# Identify Part 88623-8J00



## mlepage (Nov 13, 2006)

This part has been lying in my Altima 2004 trunk for a year, I can't remember if it fell off or has been there since I got it used. It is a black plastic piece 6.5" by 4". It's flat, but the center is raised and has a hole. The back has 3 snap clips and two circular posts (for guiding a fit?).

It seems like a cover for some sort of light or something. My trunk's interior light has no cover, but I can't see how it fits. Does it go there? Or elsewhere? Where do I put it?


----------



## GeorgiaTechFrontier (Apr 17, 2006)

I'm not sure that is a Nissan part. courtesyparts.com has all Nissan Parts listed and searchable. I can't find the number you posted on the site. So my guess is it isn't a Nissan Part or maybe you had a typo with the part number.
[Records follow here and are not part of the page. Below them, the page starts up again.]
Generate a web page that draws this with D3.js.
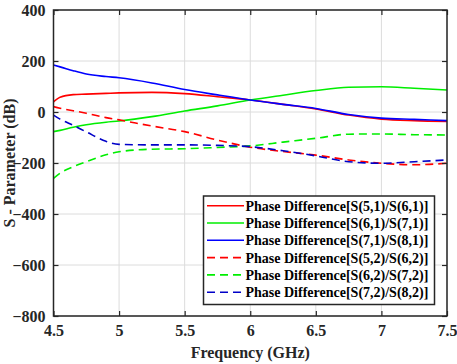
<!DOCTYPE html>
<html><head><meta charset="utf-8">
<script src="https://cdn.jsdelivr.net/npm/d3@7"></script>
<style>body{margin:0;background:#fff}svg{display:block}</style>
</head><body>
<script>
const freq = [4.5, 4.55, 4.65, 4.75, 4.9, 5.0, 5.25, 5.5, 5.75, 6.0, 6.25, 6.5, 6.75, 7.0, 7.25, 7.5];
const s51_61 = [40, 58, 68, 70, 73, 75, 77, 72, 60, 47, 30, 12, -12, -28, -34, -37];
const s61_71 = [-77, -72, -60, -50, -40, -35, -18, 4, 24, 47, 66, 84, 97, 99, 93, 86];
const s71_81 = [184, 177, 162, 149, 139, 134, 114, 88, 67, 47, 30, 14, -10, -24, -29, -34];
const s52_62 = [21, 15, 5, -5, -22, -31, -55, -77, -110, -138, -155, -169, -188, -201, -207, -201];
const s62_72 = [-260, -240, -215, -195, -168, -156, -146, -144, -139, -133, -118, -103, -87, -86, -89, -90];
const s72_82 = [-12, -28, -52, -78, -115, -127, -129, -129, -131, -136, -152, -172, -195, -201, -195, -188];
const seriesNames = ["Phase Difference[S(5,1)/S(6,1)]","Phase Difference[S(6,1)/S(7,1)]","Phase Difference[S(7,1)/S(8,1)]","Phase Difference[S(5,2)/S(6,2)]","Phase Difference[S(6,2)/S(7,2)]","Phase Difference[S(7,2)/S(8,2)]"];
const seriesColors = ["#ff0000","#00ee00","#0000ff","#ff0000","#00ee00","#0000c8"];
const seriesDashed = [false,false,false,true,true,true];
const seriesValues = [s51_61, s61_71, s71_81, s52_62, s62_72, s72_82];
const xTicks = [4.5, 5, 5.5, 6, 6.5, 7, 7.5];
const yTicks = [-800, -600, -400, -200, 0, 200, 400];

const W = 457, H = 364;
const m = {l:53.5, t:10, r:W-447, b:H-316};
const svg = d3.select("body").append("svg").attr("width", W).attr("height", H);
const x = d3.scaleLinear().domain([4.5, 7.5]).range([m.l, W - m.r]);
const y = d3.scaleLinear().domain([-800, 400]).range([H - m.b, m.t]);
const FONT = "Liberation Serif";
const setFont = (sel, size) => sel.attr("font-family", FONT).style("font-family", `"${FONT}"`)
  .style("font-weight", "bold").style("font-size", size + "px");

// grid
svg.append("g").selectAll("line.gx").data(xTicks).join("line")
  .attr("x1", d => x(d)).attr("x2", d => x(d)).attr("y1", y(-800)).attr("y2", y(400))
  .attr("stroke", "#dcdcdc").attr("stroke-width", 1);
svg.append("g").selectAll("line.gy").data(yTicks).join("line")
  .attr("y1", d => y(d)).attr("y2", d => y(d)).attr("x1", x(4.5)).attr("x2", x(7.5))
  .attr("stroke", "#dcdcdc").attr("stroke-width", 1);

// lines
const line = d3.line().curve(d3.curveMonotoneX);
seriesValues.forEach((vals, i) => {
  svg.append("path")
    .attr("d", line(freq.map((f, j) => [x(f), y(vals[j])])))
    .attr("fill", "none").attr("stroke", seriesColors[i]).attr("stroke-width", 1.6)
    .attr("stroke-dasharray", seriesDashed[i] ? "8,5" : null);
});

// axes
const axStyle = g => {
  g.attr("font-family", FONT);
  g.select(".domain").remove();
  g.selectAll(".tick line").attr("stroke", "#262626").attr("stroke-width", 1.2);
  g.selectAll(".tick text").call(setFont, 16).attr("fill", "#262626");
};
svg.append("g").attr("transform", `translate(0,${y(-800)})`)
  .call(d3.axisBottom(x).tickValues(xTicks).tickFormat(d3.format("")).tickSizeInner(-5).tickSizeOuter(0).tickPadding(9))
  .call(axStyle);
svg.append("g").attr("transform", `translate(0,${y(400)})`)
  .call(d3.axisTop(x).tickValues(xTicks).tickFormat("").tickSizeInner(-5).tickSizeOuter(0))
  .call(axStyle);
svg.append("g").attr("transform", `translate(${x(4.5)},0)`)
  .call(d3.axisLeft(y).tickValues(yTicks).tickFormat(d3.format("")).tickSizeInner(-5).tickSizeOuter(0).tickPadding(8))
  .call(axStyle);
svg.append("g").attr("transform", `translate(${x(7.5)},0)`)
  .call(d3.axisRight(y).tickValues(yTicks).tickFormat("").tickSizeInner(-5).tickSizeOuter(0))
  .call(axStyle);
svg.append("rect").attr("x", x(4.5)).attr("y", y(400)).attr("width", x(7.5) - x(4.5)).attr("height", y(-800) - y(400))
  .attr("fill", "none").attr("stroke", "#262626").attr("stroke-width", 1.5);

// axis labels
svg.append("text").attr("x", (x(4.5) + x(7.5)) / 2).attr("y", 358).attr("text-anchor", "middle")
  .call(setFont, 16).attr("fill", "#262626")
  .text("Frequency (GHz)");
svg.append("text").attr("transform", `translate(15,${(y(400) + y(-800)) / 2}) rotate(-90)`).attr("text-anchor", "middle")
  .call(setFont, 16).attr("fill", "#262626")
  .text("S - Parameter (dB)");

// legend
const lg = svg.append("g");
lg.append("rect").attr("x", 203.5).attr("y", 196).attr("width", 231).attr("height", 108.5)
  .attr("fill", "#fff").attr("stroke", "#262626").attr("stroke-width", 1.5);
seriesNames.forEach((n, i) => {
  const yy = 205.7 + i * 17.3;
  lg.append("line").attr("x1", 207).attr("x2", 244).attr("y1", yy).attr("y2", yy)
    .attr("stroke", seriesColors[i]).attr("stroke-width", 1.6)
    .attr("stroke-dasharray", seriesDashed[i] ? "8,5" : null);
  lg.append("text").attr("x", 245.5).attr("y", yy).attr("dy", "0.35em")
    .call(setFont, 14).attr("fill", "#000")
    .text(n);
});
</script>
</body></html>
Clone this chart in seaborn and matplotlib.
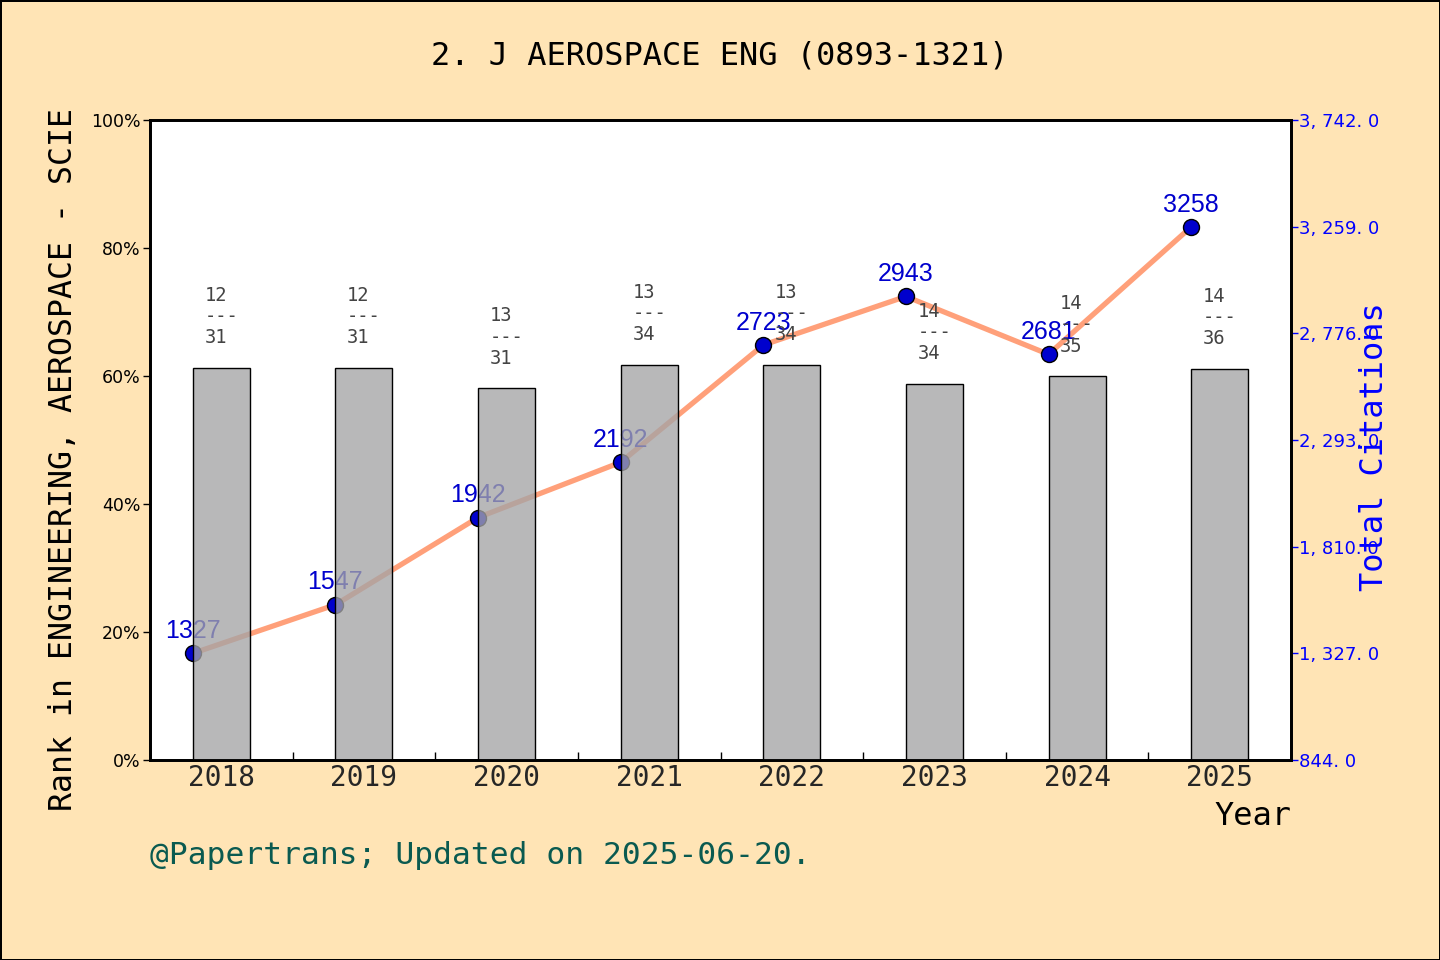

Here is the site that I searched on: CourtesyParts.com - Nissan auto parts and accessories


----------



## johnnybond (Mar 15, 2017)

I just had the same question but figured it out. That is a cover to your rear seat locks. Fold down one of your seats and you'll see that it snaps right over it.


----------



## smj999smj (Jan 1, 2006)

Took 9 years to get an answer, but, at least now we know!


----------



## johnnybond (Mar 15, 2017)

Glad I could help...9 yrs later..lol


----------